Limitations and Real-World Fit

The Cournot model’s clean predictions come at the cost of several assumptions that rarely hold perfectly in practice. The most significant is product homogeneity — most real industries involve at least some degree of brand differentiation, quality variation, or geographic segmentation that makes products imperfect substitutes. When products aren’t identical, the basic Cournot setup needs modification, and the results can shift considerably.

The assumption of constant marginal costs also simplifies away important real-world features like economies of scale, capacity constraints, and learning curves that cause per-unit costs to change with production volume. Similarly, the simultaneous-move structure may not reflect industries where one major player routinely sets capacity before smaller rivals respond.

Perhaps the biggest practical limitation is the perfect-information assumption. Real firms rarely know their competitors’ cost structures with precision. They estimate, guess, and sometimes get it badly wrong. When firms operate with incomplete information, the neat Nash equilibrium the model predicts may not match actual market outcomes. Experimental research consistently finds that human participants in Cournot-style games produce output that clusters near the theoretical equilibrium on average but with enough variation round to round to suggest the equilibrium is more of a gravitational center than a precise landing point.

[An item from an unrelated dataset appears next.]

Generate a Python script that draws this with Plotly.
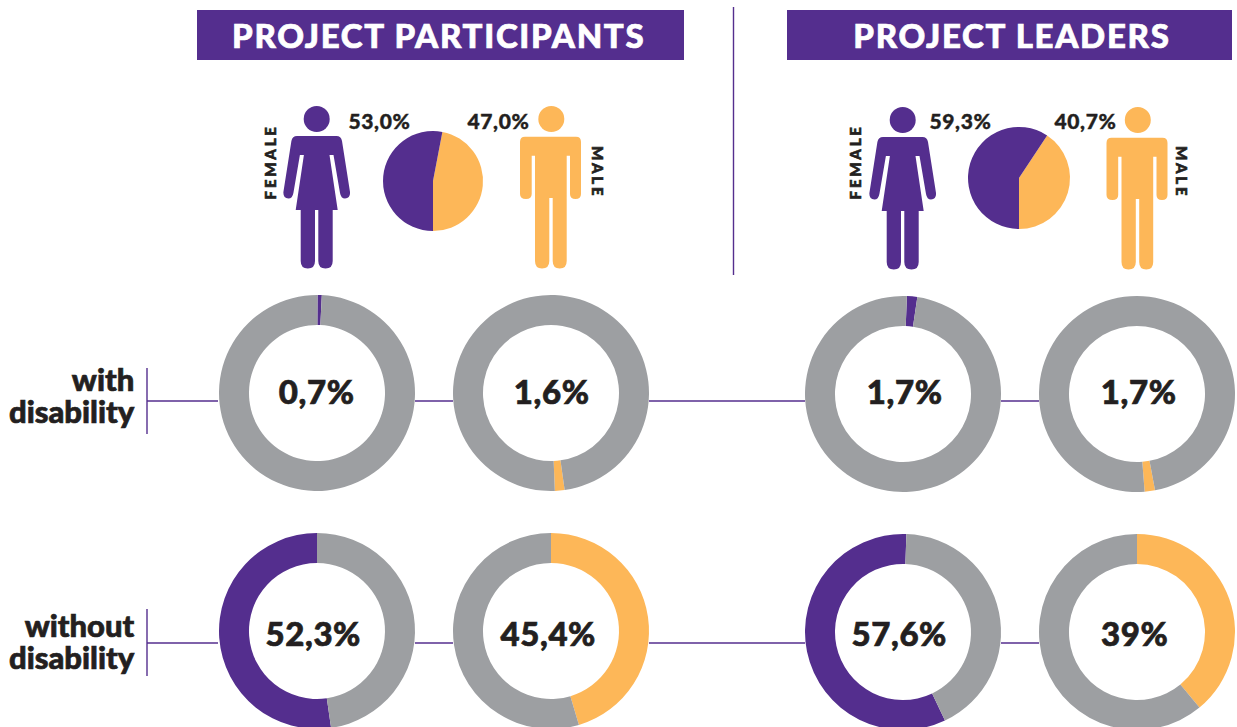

None of these limitations makes the model useless — they make it a starting point. The Cournot framework captures the fundamental strategic tension of oligopoly (your profit depends on your rival’s choices) in a way that’s both tractable and surprisingly accurate for industries selling commodity products. Its value lies less in perfectly predicting any specific market and more in building the right intuition about how concentration, costs, and competitive behavior interact.